Holding — Pulliam, J.
- The United States District Court for the Western District of Texas held that the plaintiffs had adequately stated a plausible breach-of-contract claim but dismissed their claims for declaratory judgment and specific performance.
Rule
- A party may not pursue both monetary damages and specific performance for the same breach of contract under Texas law.
Reasoning
- The United States District Court reasoned that under the applicable pleading standards, the plaintiffs had presented enough factual content to support their breach-of-contract claim, which survived the motion to dismiss.
- The court noted that the defendants' arguments regarding the statute of frauds and the discretion to amend the ICP did not conclusively negate the plaintiffs' claims.
- However, the court found that the plaintiffs had framed their requests for declaratory judgment and specific performance as separate claims rather than as alternative forms of relief.
- The court explained that declaratory relief was discretionary and did not add anything beyond the breach-of-contract claim, leading to its dismissal.
- Additionally, the court ruled that under Texas law, specific performance was not available because the plaintiffs had chosen to seek monetary damages, making the two forms of relief inconsistent.
- Thus, while the breach-of-contract claim could proceed, the other claims were dismissed.
Deep Dive: How the Court Reached Its Decision
Plausibility of Breach-of-Contract Claim
The court found that the plaintiffs had adequately stated a plausible breach-of-contract claim under the relevant pleading standards. In assessing the motion to dismiss, the court applied the principles established in *Twombly* and *Iqbal*, which require that a complaint must include enough factual content to allow the court to reasonably infer that the defendant is liable for the misconduct alleged. The plaintiffs provided specific factual allegations regarding Marathon's failure to pay bonuses that they claimed were contractually owed under the amended Incentive Compensation Program. The court noted that the defendants' arguments concerning the statute of frauds and their discretion to amend the ICP did not conclusively negate the plaintiffs' claims, allowing the breach-of-contract claim to survive the motion to dismiss. Therefore, the court concluded that the plaintiffs had met the threshold for pleading a plausible claim for breach of contract, allowing this aspect of their case to proceed.
Claims for Declaratory Judgment
The court dismissed the plaintiffs' claim for declaratory judgment, reasoning that it was presented as a separate claim rather than as an alternative form of relief to the breach-of-contract claim. The court observed that under the Federal Rules of Civil Procedure, a party may plead for alternative forms of relief, but in this instance, the plaintiffs had framed their request for declaratory relief as distinct from their main claim. The court held that declaratory relief is discretionary and typically unnecessary if it does not add anything beyond what is already addressed in the existing claims. Since the issues related to the plaintiffs' entitlement to bonuses were already encompassed within the breach-of-contract claim, the court found that allowing the declaratory judgment claim to proceed would be redundant. Consequently, the court exercised its discretion to dismiss the claim for declaratory judgment.

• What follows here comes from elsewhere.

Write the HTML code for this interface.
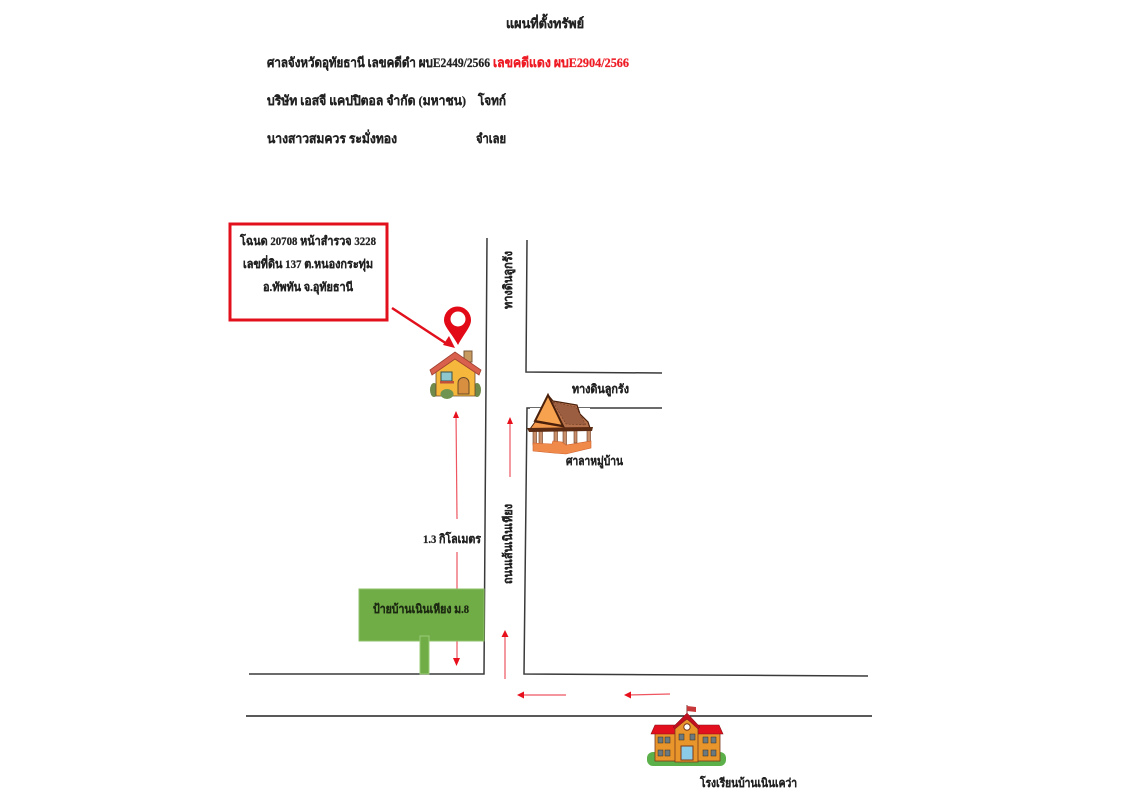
<!DOCTYPE html>
<html><head><meta charset="utf-8"><style>
html,body{margin:0;padding:0;background:#fff;width:1140px;height:800px;overflow:hidden}
svg{display:block;filter:blur(0.35px)}
text{font-family:"Liberation Serif","Noto Serif CJK SC",serif;font-weight:bold;fill:#222;font-size:13px;stroke:#222;stroke-width:0.25px}
</style></head><body>
<svg width="1140" height="800" viewBox="0 0 1140 800" xmlns="http://www.w3.org/2000/svg">
<!-- header -->
<text x="506" y="28" textLength="78" lengthAdjust="spacingAndGlyphs">แผนที่ตั้งทรัพย์</text>
<text x="267" y="67" textLength="223" lengthAdjust="spacingAndGlyphs">ศาลจังหวัดอุทัยธานี เลขคดีดำ ผบE2449/2566</text>
<text x="493" y="67" textLength="136" lengthAdjust="spacingAndGlyphs" style="fill:#ee1c25;stroke:#ee1c25">เลขคดีแดง ผบE2904/2566</text>
<text x="267" y="105" textLength="199" lengthAdjust="spacingAndGlyphs">บริษัท เอสจี แคปปิตอล จำกัด (มหาชน)</text>
<text x="478" y="105" textLength="28" lengthAdjust="spacingAndGlyphs">โจทก์</text>
<text x="267" y="143" textLength="130" lengthAdjust="spacingAndGlyphs">นางสาวสมควร ระมั่งทอง</text>
<text x="476" y="143" textLength="30" lengthAdjust="spacingAndGlyphs">จำเลย</text>
<!-- callout -->
<rect x="230" y="224" width="157" height="96" fill="#fff" stroke="#e2101c" stroke-width="3"/>
<text x="240" y="245" textLength="136" lengthAdjust="spacingAndGlyphs" style="font-size:12px">โฉนด  20708 หน้าสำรวจ 3228</text>
<text x="243" y="268" textLength="130" lengthAdjust="spacingAndGlyphs" style="font-size:12px">เลขที่ดิน 137 ต.หนองกระทุ่ม</text>
<text x="263" y="291" textLength="90" lengthAdjust="spacingAndGlyphs" style="font-size:12px">อ.ทัพทัน จ.อุทัยธานี</text>
<line x1="392" y1="308" x2="447" y2="344" stroke="#e2101c" stroke-width="2.5"/>
<path d="M455 348L443 345L449 336z" fill="#e2101c"/>
<!-- roads -->
<g fill="none" stroke="#3a3a3a" stroke-width="1.5">
<path d="M487 238L484 674L249 674"/>
<path d="M527 240L526 372L662 373"/>
<path d="M662 408L527 408L524 674L868 676"/>
</g>
<line x1="246" y1="716" x2="872" y2="716" stroke="#222" stroke-width="1.5"/>
<!-- pin -->
<path d="M458 345C451 332 444 327 444 320A13.5 13.5 0 0 1 471 320C471 327 465 332 458 345z" fill="#e30a17"/>
<circle cx="458" cy="319" r="7.5" fill="#fff"/>
<!-- house -->
<g>
<ellipse cx="434" cy="390" rx="4" ry="7" fill="#6f8a4a"/>
<ellipse cx="477" cy="390" rx="4" ry="7" fill="#6f8a4a"/>
<rect x="464" y="351" width="8" height="11" fill="#c79a60" stroke="#7a5a3a"/>
<path d="M436 369L455 355L475 369V396H436z" fill="#f5b73c" stroke="#6b4a2a" stroke-width="0.8"/>
<path d="M430 370L455 352L481 370L479 375L455 359L432 375z" fill="#d8604c" stroke="#a04030" stroke-width="0.8"/>
<rect x="441" y="372" width="11" height="9" fill="#8fc7cf" stroke="#35504a"/>
<rect x="440" y="381" width="14" height="2.5" fill="#c0503a"/>
<path d="M458 394V383A5.5 5.5 0 0 1 469 383V394z" fill="#d89040" stroke="#6b4a2a"/>
<ellipse cx="447" cy="394" rx="6.5" ry="5" fill="#6f9350"/>
</g>
<!-- temple pavilion -->
<g>
<rect x="530" y="408" width="60" height="46" fill="#fff"/>
<g fill="#c98e6a" stroke="#6d3a20" stroke-width="0.6">
<rect x="533" y="430" width="3.5" height="15"/><rect x="539" y="430" width="3.5" height="15"/><rect x="554" y="430" width="3.5" height="15"/><rect x="563" y="430" width="3.5" height="15"/><rect x="574" y="430" width="3" height="13"/><rect x="587" y="430" width="3.5" height="12"/>
</g>
<path d="M533 443L552 444L553 441L562 442L566 445L591 441V448L566 454L553 453L533 451z" fill="#f08a4a" stroke="#d0602c" stroke-width="0.6"/>
<path d="M548 395L553 401L577 405L580 414L588 422L590 428L563 428z" fill="#b5714c" stroke="#4a200c" stroke-width="1.2"/>
<path d="M553 402L576 407L586 425L566 424z" fill="#9c5e40" stroke="#4a200c" stroke-width="0.4" stroke-dasharray="2 1.5"/>
<path d="M548 395L563 426L535 421z" fill="#f7a24e" stroke="#4a200c" stroke-width="2"/>
<path d="M535 422L564 427L565 429L530 429z" fill="#f59a4c" stroke="#4a200c" stroke-width="1"/>
<path d="M527 428L593 427L592 431L529 432z" fill="#5a2a12"/>
</g>
<!-- labels -->
<text x="566" y="465" textLength="57" lengthAdjust="spacingAndGlyphs" style="font-size:12px">ศาลาหมู่บ้าน</text>
<text x="572" y="393" textLength="57" lengthAdjust="spacingAndGlyphs" style="font-size:12px">ทางดินลูกรัง</text>
<text transform="translate(512,309) rotate(-90)" textLength="58" lengthAdjust="spacingAndGlyphs" style="font-size:12px">ทางดินลูกรัง</text>
<text transform="translate(512,584) rotate(-90)" textLength="80" lengthAdjust="spacingAndGlyphs" style="font-size:12px">ถนนเส้นเนินเหียง</text>
<!-- red arrows -->
<g fill="none" stroke="#ee5560" stroke-width="1.2">
<line x1="456" y1="412" x2="457" y2="519"/>
<line x1="457" y1="552" x2="457" y2="660"/>
<line x1="510" y1="477" x2="510" y2="420"/>
<line x1="505" y1="679" x2="505" y2="632"/>
<line x1="566" y1="695" x2="520" y2="695"/>
<line x1="670" y1="694" x2="628" y2="695"/>
</g>
<g fill="#e8101c">
<path d="M456 411L453 418H459z"/>
<path d="M456.500 666L453 658H460z"/>
<path d="M510 417L507 424H513z"/>
<path d="M505 630L501.500 637H508.500z"/>
<path d="M517 695L524 691.500V698.500z"/>
<path d="M624 695L631 691.500V698.500z"/>
</g>
<text x="423" y="543" textLength="58" lengthAdjust="spacingAndGlyphs" style="font-size:12px">1.3 กิโลเมตร</text>
<!-- sign -->
<rect x="359" y="589" width="125" height="52" fill="#70ad47" stroke="#8cc068"/>
<rect x="420" y="636" width="9" height="38" fill="#70ad47" stroke="#9acb78"/>
<text x="373" y="613" textLength="96" lengthAdjust="spacingAndGlyphs" style="font-size:12px;fill:#1d2a12;stroke:#1d2a12">ป้ายบ้านเนินเหียง ม.8</text>
<!-- school -->
<g>
<rect x="647" y="752" width="79" height="14" rx="6" fill="#5cb04a"/>
<path d="M687 714V705" stroke="#7a3a30" stroke-width="1"/>
<path d="M687 706L696 707V712L687 711z" fill="#c8383a"/>
<rect x="655" y="733" width="65" height="28" fill="#e8962c" stroke="#7a3a1a" stroke-width="0.8"/>
<path d="M651 734L655 725H719L723 734z" fill="#e20f1e" stroke="#8a1018" stroke-width="0.6"/>
<path d="M675 727L687 719L698 727V762H675z" fill="#e8962c" stroke="#7a3a1a" stroke-width="0.8"/>
<path d="M673 727L687 713L700 727L698 729L687 719L675 729z" fill="#c01020" stroke="#7a1018" stroke-width="0.5"/>
<circle cx="687" cy="727" r="3.2" fill="#fff" stroke="#7a3a1a"/>
<rect x="681" y="746" width="12" height="14" fill="#8ccbe8" stroke="#7a3a1a"/>
<g fill="#6a7a80" stroke="#3a2a20" stroke-width="0.5">
<rect x="658" y="737" width="5" height="6"/><rect x="665" y="737" width="5" height="6"/><rect x="658" y="750" width="5" height="6"/><rect x="665" y="750" width="5" height="6"/>
<rect x="679" y="734" width="5" height="6"/><rect x="690" y="734" width="5" height="6"/>
<rect x="703" y="737" width="5" height="6"/><rect x="711" y="737" width="5" height="6"/><rect x="703" y="750" width="5" height="6"/><rect x="711" y="750" width="5" height="6"/>
</g>
</g>
<text x="700" y="787" textLength="97" lengthAdjust="spacingAndGlyphs" style="font-size:12px">โรงเรียนบ้านเนินเคว่า</text>
</svg>
</body></html>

Claims for Specific Performance
The court also dismissed the plaintiffs' claim for specific performance on the grounds that it was not permissible under Texas law given the plaintiffs' choice to seek monetary damages. The court explained that under Texas law, a party can only pursue either monetary damages or specific performance for a breach of contract, as these forms of relief are considered mutually exclusive. In this case, the plaintiffs had explicitly sought economic damages for the breach, which precluded them from also seeking specific performance of the contract. The court reasoned that since the plaintiffs requested payment of their bonuses as a form of monetary relief, their demand for specific performance was inconsistent with their chosen remedy. Thus, the court ruled that the claim for specific performance was not available to the plaintiffs and dismissed it accordingly.
Conclusion of the Court
The court ultimately granted in part and denied in part the defendants' motion to dismiss. It upheld the plaintiffs' breach-of-contract claim, allowing it to proceed based on the sufficiency of the allegations presented. However, it dismissed the claims for declaratory judgment and specific performance due to their lack of merit under the circumstances of the case. The court's decision emphasized the importance of clearly framing claims and understanding the legal implications of alternative forms of relief, particularly in the context of Texas contract law. By delineating the differences between the claims for relief, the court clarified the legal standards that govern such claims, ultimately guiding the case forward with the breach-of-contract claim as the primary focus.